11. A device according to claim 10, wherein said first and second
thrust surfaces converge relative to each other in a direction
toward the outer casing.
12. A device according to claim 10 wherein said first and second
thrust surfaces converge relative to each other in a direction
toward the inner casing.
13. A device according to claim 10 wherein said means providing a
fluid pressure chamber included means for forming a slidable seal
between said second end wall and a piston rod, and means for
forming a slidable seal between the annular clamp release piston
and a piston rod.
14. A device according to claim 10 wherein said means providing a
fluid pressure chamber includes an inner casing fixed to said
second end wall and surrounding the piston rod, means forming a
slidable seal between the annular clamp release piston and the
outer casing, and means forming a slidable seal between the annular
clamp release piston and the inner casing.
Description
BACKGROUND OF THE INVENTION
The present invention relates to devices clamping the piston rod of
a linear fluid actuator against axial movement, to hold the rod in
the position to which it has been moved by the linear actuator when
pressure to the actuator is shut off, or in the event of failure of
the pressure supply to the linear actuator. Such devices are
commonly spring-actuated to a clamp condition. However,
difficulties have been encountered in making a rod clamp having a
brake housing with a crosssectional size corresponding to that of
the associated linear fluid actuator, and which can provide
adequate rod clamping action to hold the rod against movement under
the loads encountered by the linear fluid actuator, and which can
also provide reliable release of the rod clamp at low operating
pressures, particularly in rod clamps for small size linear
actuators.
Some rod clamp devices for linear fluid actuators use a single
piston to directly actuate the clamp device to a release condition
and others such as disclosed in U.S. Pat. Nos. 5,137,400 and
5,540,135, use multiple fluid operated pistons to effect release of
the clamp device. U.S. Pat. No. 4,537,113 discloses a rod clamp
device for a linear fluid actuator in which a collet is actuated by
a cam ring and an axially expansible spring operates through a cam
and ball type force intensifying mechanism to increase the axial
force on the cam ring and thereby enhance the clamping action of
the collet. A fluid pressure operated piston is provided for
recompressing the spring to release the clamp device. However,
compressing the spring may not be sufficient to effect movement of
the cam ring in a direction to release the collet, due to of the
low taper of the collet and the static friction between the mating
surfaces of the collet and cam ring.
SUMMARY OF THE INVENTION
It is the general object of the present invention to provide a
clamp device for the piston rod of a linear fluid actuator, which
is actuated by springs to provide a high clamping force for holding
the rod against axial movement, and which mechanically amplifies
the force of a fluid pressure operated clamp release piston, to
effect reliable release of the clamp device.
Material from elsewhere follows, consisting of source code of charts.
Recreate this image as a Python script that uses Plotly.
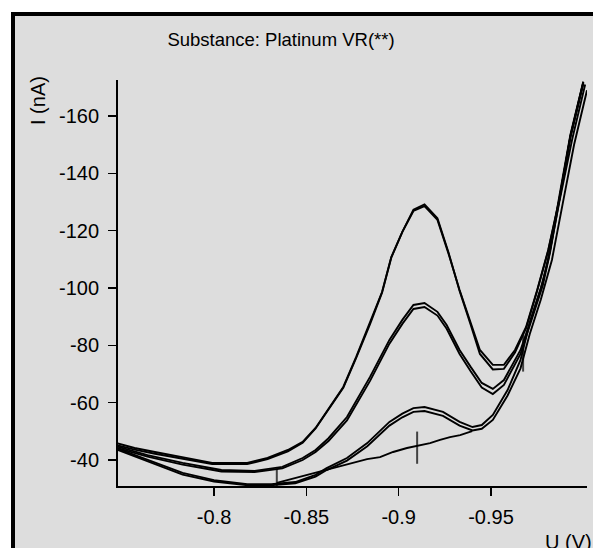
import plotly.graph_objects as go

# ---- data ----
a_x = [-0.747, -0.757, -0.768, -0.783, -0.799, -0.818, -0.829, -0.840, -0.848, -0.855, -0.862,
       -0.870, -0.877, -0.8845, -0.891, -0.896, -0.902, -0.908, -0.914, -0.921, -0.927, -0.933,
       -0.939, -0.944, -0.951, -0.957, -0.963, -0.969, -0.975, -0.981, -0.987, -0.993, -1.000]
a1_y = [-45.9, -44.2, -42.8, -41.0, -39.0, -39.0, -40.7, -43.5, -46.3, -51.2, -58.0,
        -65.5, -76.0, -87.8, -98.6, -110.8, -119.6, -126.9, -128.6, -123.8, -112.0, -99.3,
        -88.0, -78.4, -73.2, -73.2, -78.4, -86.4, -99.3, -113.3, -131.0, -153.0, -172.0]
a2_y = [-45.2, -43.6, -42.2, -40.5, -38.6, -38.6, -40.3, -43.0, -46.0, -51.0, -57.6,
        -65.2, -75.6, -87.4, -98.4, -110.6, -119.6, -127.3, -129.2, -124.4, -112.4, -99.0,
        -87.2, -77.0, -71.6, -71.8, -77.5, -86.0, -99.0, -113.0, -130.6, -152.6, -171.6]

b_x = [-0.747, -0.764, -0.783, -0.804, -0.822, -0.837, -0.848, -0.855, -0.862, -0.872, -0.8845,
       -0.895, -0.902, -0.908, -0.914, -0.921, -0.926, -0.933, -0.939, -0.945, -0.951, -0.957,
       -0.966, -0.971, -0.978, -0.982, -0.987, -0.993, -1.000]
b1_y = [-44.8, -41.7, -39.0, -36.5, -36.2, -37.6, -40.7, -43.5, -47.6, -55.0, -69.0,
        -81.9, -88.9, -94.1, -94.8, -91.7, -87.1, -78.4, -72.5, -66.9, -64.8, -67.9,
        -78.4, -87.8, -101.8, -113.3, -132.0, -153.5, -172.0]
b2_y = [-44.3, -41.2, -38.4, -36.0, -35.8, -37.1, -40.0, -42.8, -46.6, -53.8, -67.6,
        -80.6, -87.5, -92.7, -93.4, -90.4, -85.8, -77.0, -71.0, -65.3, -63.0, -66.2,
        -77.0, -86.6, -100.8, -112.5, -131.2, -152.8, -171.4]

c1_x = [-0.747, -0.764, -0.783, -0.800, -0.818, -0.831, -0.844, -0.855, -0.861, -0.872, -0.883,
        -0.895, -0.902, -0.908, -0.914, -0.924, -0.933, -0.940, -0.945, -0.951, -0.959, -0.966,
        -0.971, -0.977, -0.981, -0.987, -0.994, -1.001]
c1_y = [-44.2, -40.0, -35.5, -33.0, -31.6, -31.6, -32.3, -34.8, -37.2, -40.7, -45.9,
        -53.3, -56.2, -58.1, -58.5, -56.8, -53.3, -51.5, -52.2, -55.7, -64.4, -74.9,
        -88.0, -100.0, -109.8, -130.0, -152.0, -171.0]
c2_x = [-0.747, -0.764, -0.783, -0.800, -0.818, -0.831, -0.844, -0.855, -0.861, -0.872, -0.883,
        -0.895, -0.902, -0.908, -0.914, -0.924, -0.933, -0.940, -0.945, -0.951, -0.959, -0.966,
        -0.971, -0.977, -0.983, -0.989, -0.995, -1.002]
c2_y = [-43.7, -39.5, -34.9, -32.5, -31.2, -31.2, -31.9, -34.2, -36.5, -39.8, -44.8,
        -52.0, -54.9, -56.8, -57.1, -55.4, -52.0, -50.3, -50.9, -54.0, -62.5, -72.0,
        -84.0, -96.0, -109.8, -130.0, -150.0, -169.0]

base_x = [-0.834, -0.840, -0.8466, -0.8558, -0.8645, -0.8753, -0.8829, -0.8899, -0.897,
          -0.9045, -0.910, -0.917, -0.9224, -0.9278, -0.9333, -0.9398]
base_y = [-32.0, -33.0, -34.1, -35.8, -37.2, -39.0, -40.3, -41.0, -42.8,
          -44.2, -44.9, -45.9, -47.0, -48.0, -48.7, -50.1]

mark_x = [-0.834, -0.910, -0.9674]
mark_y = [-33.7, -44.3, -77.2]
mark_len = [14, 23, 26]

x_ticks = [-0.8, -0.85, -0.9, -0.95]
x_labels = ["-0.8", "-0.85", "-0.9", "-0.95"]
y_ticks = [-160, -140, -120, -100, -80, -60, -40]
y_labels = ["-160", "-140", "-120", "-100", "-80", "-60", "-40"]

FONT = "Liberation Sans, Arial, sans-serif"

fig = go.Figure()
for xs, ys in [(a_x, a1_y), (a_x, a2_y), (b_x, b1_y), (b_x, b2_y),
               (c1_x, c1_y), (c2_x, c2_y), (base_x, base_y)]:
    fig.add_trace(go.Scatter(x=xs, y=ys, mode="lines",
                             line=dict(color="black", width=1.9),
                             showlegend=False, hoverinfo="skip"))
fig.add_trace(go.Scatter(x=mark_x, y=mark_y, mode="markers",
                         marker=dict(symbol="line-ns", size=mark_len,
                                     line=dict(color="black", width=2)),
                         showlegend=False, hoverinfo="skip"))

L, R, T, B = 118, 6, 80, 62
W, H = 593, 548
pw, ph = W - L - R, H - T - B

def px_x(p):
    return (p - L) / pw

def px_y(p):
    return 1 - (p - T) / ph

fig.update_layout(
    width=W, height=H,
    margin=dict(l=L, r=R, t=T, b=B, pad=0),
    paper_bgcolor="white",
    plot_bgcolor="#dddddd",
    font=dict(family=FONT, size=20, color="black"),
    title=dict(text="Substance: Platinum VR(**)", x=281 / W, xanchor="center",
               y=1 - 40 / H, yanchor="middle", font=dict(size=18.5, family=FONT)),
    shapes=[dict(type="rect", xref="paper", yref="paper", layer="below",
                 x0=px_x(13), x1=1.2, y0=-0.3, y1=px_y(14),
                 fillcolor="#dddddd", line=dict(color="black", width=4))],
    annotations=[
        dict(text="I (nA)", xref="paper", yref="paper", x=px_x(38), y=px_y(101),
             textangle=-90, showarrow=False, xanchor="center", yanchor="middle",
             font=dict(size=20, family=FONT)),
        dict(text="U (V)", xref="paper", yref="paper", x=px_x(543), y=px_y(542),
             showarrow=False, xanchor="left", yanchor="middle",
             font=dict(size=20, family=FONT)),
    ],
)
fig.update_xaxes(range=[-0.748, -1.002], autorange=False, tickvals=x_ticks, ticktext=x_labels,
                 ticks="outside", ticklen=8, tickwidth=1.5, tickcolor="black",
                 showline=True, linecolor="black", linewidth=2, showgrid=False,
                 zeroline=False, tickfont=dict(size=20, family=FONT), ticklabelstandoff=4)
fig.update_yaxes(range=[-30.93, -172.6], autorange=False, tickvals=y_ticks, ticktext=y_labels,
                 ticks="outside", ticklen=8, tickwidth=1.5, tickcolor="black",
                 showline=True, linecolor="black", linewidth=2, showgrid=False,
                 zeroline=False, tickfont=dict(size=20, family=FONT), ticklabelstandoff=5)

fig.write_html("out.html", config={"displayModeBar": False, "staticPlot": True},
               post_script="document.body.style.margin='0';document.body.style.overflow='hidden';")
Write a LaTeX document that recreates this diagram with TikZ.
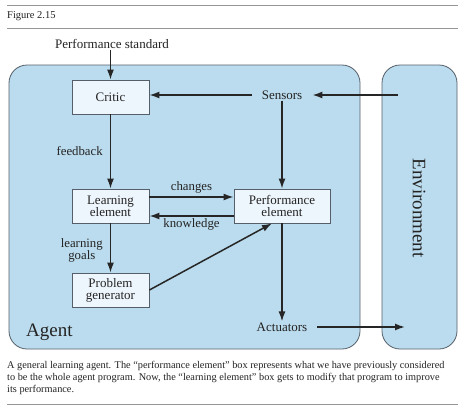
\documentclass[tikz,border=0pt]{standalone}
\usepackage{fontspec}
\setmainfont{Liberation Serif}
\usetikzlibrary{arrows.meta}
\definecolor{agentfill}{RGB}{187,220,238}
\definecolor{boxfill}{RGB}{238,246,253}
\definecolor{edgegray}{RGB}{85,95,105}
\definecolor{txt}{RGB}{35,35,35}
\definecolor{rulegray}{RGB}{150,150,150}
\begin{document}
\begin{tikzpicture}[x=1pt,y=-1pt,
  every node/.style={text=txt},
  compbox/.style={draw=edgegray,fill=boxfill,line width=0.8pt,minimum width=77pt,minimum height=34pt,align=center,font=\fontsize{13}{13}\selectfont,inner sep=1pt},
  lbl/.style={font=\fontsize{12.8}{13}\selectfont,align=center,inner sep=1pt},
  conn/.style={-{Latex[length=10pt,width=7pt]},line width=1.5pt,draw=black!85},
  region/.style={draw=edgegray,fill=agentfill,line width=0.8pt,rounded corners=18pt}
]
\useasboundingbox (0,0) rectangle (474,410);
\fill[white] (0,0) rectangle (474,410);
% rules
\draw[rulegray,line width=0.8pt] (7,5) -- (458,5);
\draw[rulegray,line width=0.8pt] (7,28) -- (458,28);
\draw[rulegray,line width=0.8pt] (7,404) -- (458,404);
\node[anchor=west,inner sep=0,font=\fontsize{10.5}{12}\selectfont] (fig) at (7,16) {Figure 2.15};
% regions
\draw[region] (9,65) rectangle (360,349);
\draw[region] (382,65) rectangle (457,349);
\node[inner sep=0,font=\fontsize{19}{20}\selectfont,anchor=west] (agent) at (26,332) {Agent};
\node[inner sep=0,font=\fontsize{19}{20}\selectfont,rotate=-90] (env) at (419,208) {Environment};
% nodes
\node[lbl,font=\fontsize{13}{13}\selectfont] (ps) at (112,44) {Performance standard};
\node[compbox] (critic) at (110.5,97) {Critic};
\node[compbox] (learn) at (110.5,206) {Learning\\[-1pt]element};
\node[compbox] (prob) at (110.5,290) {Problem\\[-1pt]generator};
\node[compbox,minimum width=96pt] (perf) at (282,206) {Performance\\[-1pt]element};
\node[lbl,font=\fontsize{13}{13}\selectfont,inner xsep=10pt] (sens) at (282,95) {Sensors};
\node[lbl,font=\fontsize{13}{13}\selectfont,inner xsep=10pt] (act) at (282,327) {Actuators};
\coordinate (envin) at (398,95);
\coordinate (envout) at (405,327);
% connectors
\draw[conn] (ps.south -| critic.north) -- (critic.north);
\draw[conn] (envin) -- (sens.east);
\draw[conn] (sens.west) -- (critic.east |- sens.west);
\draw[conn] (critic) -- node[lbl,left=6pt,pos=0.5] {feedback} (learn);
\draw[conn] (sens) -- (perf);
\draw[conn] ([yshift=9pt]learn.east) -- node[lbl,above=2pt] {changes} ([yshift=9pt]perf.west);
\draw[conn] ([yshift=-10pt]perf.west) -- node[lbl,below=1pt] {knowledge} ([yshift=-10pt]learn.east);
\draw[conn] (learn) -- node[lbl,left=6pt,pos=0.55,font=\fontsize{12.8}{12.5}\selectfont] {learning\\goals} (prob);
\draw[conn] (prob.east) -- ([xshift=-10pt]perf.south);
\draw[conn] (perf) -- (act);
\draw[conn] (act.east) -- (envout);
% caption
\node[anchor=north west,inner sep=0,align=left,font=\fontsize{10.3}{12}\selectfont] (cap) at (7,361) {A general learning agent. The ``performance element'' box represents what we have previously considered\\to be the whole agent program. Now, the ``learning element'' box gets to modify that program to improve\\its performance.};
\end{tikzpicture}
\end{document}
Another object of the present invention is to provide a clamp
device for the piston rod of a linear fluid actuator, which can
provide both high rod clamping force and reliable rod release, in a
brake housing having a cross-sectional size generally corresponding
to that of the linear fluid actuator.
The present invention accomplishes the above objects, among others,
by providing a rod clamp device having a clamp sleeve and a cam
member spring biased axially in a direction to actuate the clamp
sleeve to a clamp condition, and a clamp release piston that is
operable through a mechanical force amplifying mechanism to move
the cam member in opposition to the spring to release the clamp
sleeve. The clamp release piston is operated in response to fluid
pressure applied thereto to produce a force correlative with the
fluid pressure and the clamp release piston moves an annular ramp
to force a plurality of ball elements between a thrust surface on
an end of the cam ring and a stationary thrust surface and move the
cam ring axially in a direction opposite the direction of its
movement by the spring.
BRIEF DESCRIPTION OF THE DRAWINGS
FIG. 1 is a fragmentary longitudinal sectional view through one
embodiment of the rod clamp device shown applied to a linear fluid
actuator;
FIG. 2 is longitudinal sectional view through a second embodiment
of the rod clamp device;
FIG. 3 is a fragmentary longitudinal sectional view through a third
embodiment of the braking device shown in integrated with a linear
fluid actuator; and
FIG. 4 is a longitudinal sectional view through the rod clamp
device of FIG. 3, on a larger scale than Fig. 3.
DETAILED DESCRIPTION
The present invention relates to a rod clamp device 10 for a linear
fluid actuator 11 for holding the piston rod in a position to which
it has been moved by the fluid actuator. As is conventional, the
linear fluid actuator 11 includes an actuator cylinder 12 having a
cylinder head 13 and a piston rod 14 extending through the cylinder
head. The linear fluid actuator 11 can be of the single or double
acting type, and the size of the fluid actuator is selected such
that the available operating fluid pressure acting on the piston
area is sufficient to move the piston rod under the loads to be
moved by the actuator. The rod clamp device 10 is provided to clamp
and hold the piston rod in the position to which it is adjusted by
the fluid actuator and prevent movement of the piston rod by the
load, when the fluid power to the actuator is shut off or in the
event of a failure of the source of the fluid power. The clamp
device includes a housing having first and second end walls 16 and
17, and an outer casing 18 extending between the end walls. The end
wall 17 is shown in FIGS. 1 and 2, attached to the cylinder head,
but it may be formed integrally with the cylinder head as described
hereinafter. The end walls 16 and 17 have openings 16a and 17a to
allow passage of the piston rod 14 through the housing. A resilient
wiper ring 19 is provided on the end wall 16 to inhibit entrance of
foreign matter into the rod clamp device during the retraction of
the piston rod. A rod clamp sleeve 25 is disposed around the piston
rod and the clamp sleeve is radially contractible into engagement
with the piston rod. In the embodiments illustrated, the clamp
sleeve has lengthwise extending slots 25a that facilitate radial
expansion and contraction of the clamp sleeve. The clamp sleeve is
fixed against axial movement relative to the housing and is
preferably formed with an end portion 26 that is threadedly mounted
in the opening 17a in the end wall 17, to enable axial adjustment
of the clamp sleeve relative to the end wall. The clamp sleeve 25
has a tapered outer surface 25b and an annular cam member or cam
ring 31 extends around the clamp sleeve and has a tapered inner
surface 31a complementary to the outer surface of the clamp sleeve.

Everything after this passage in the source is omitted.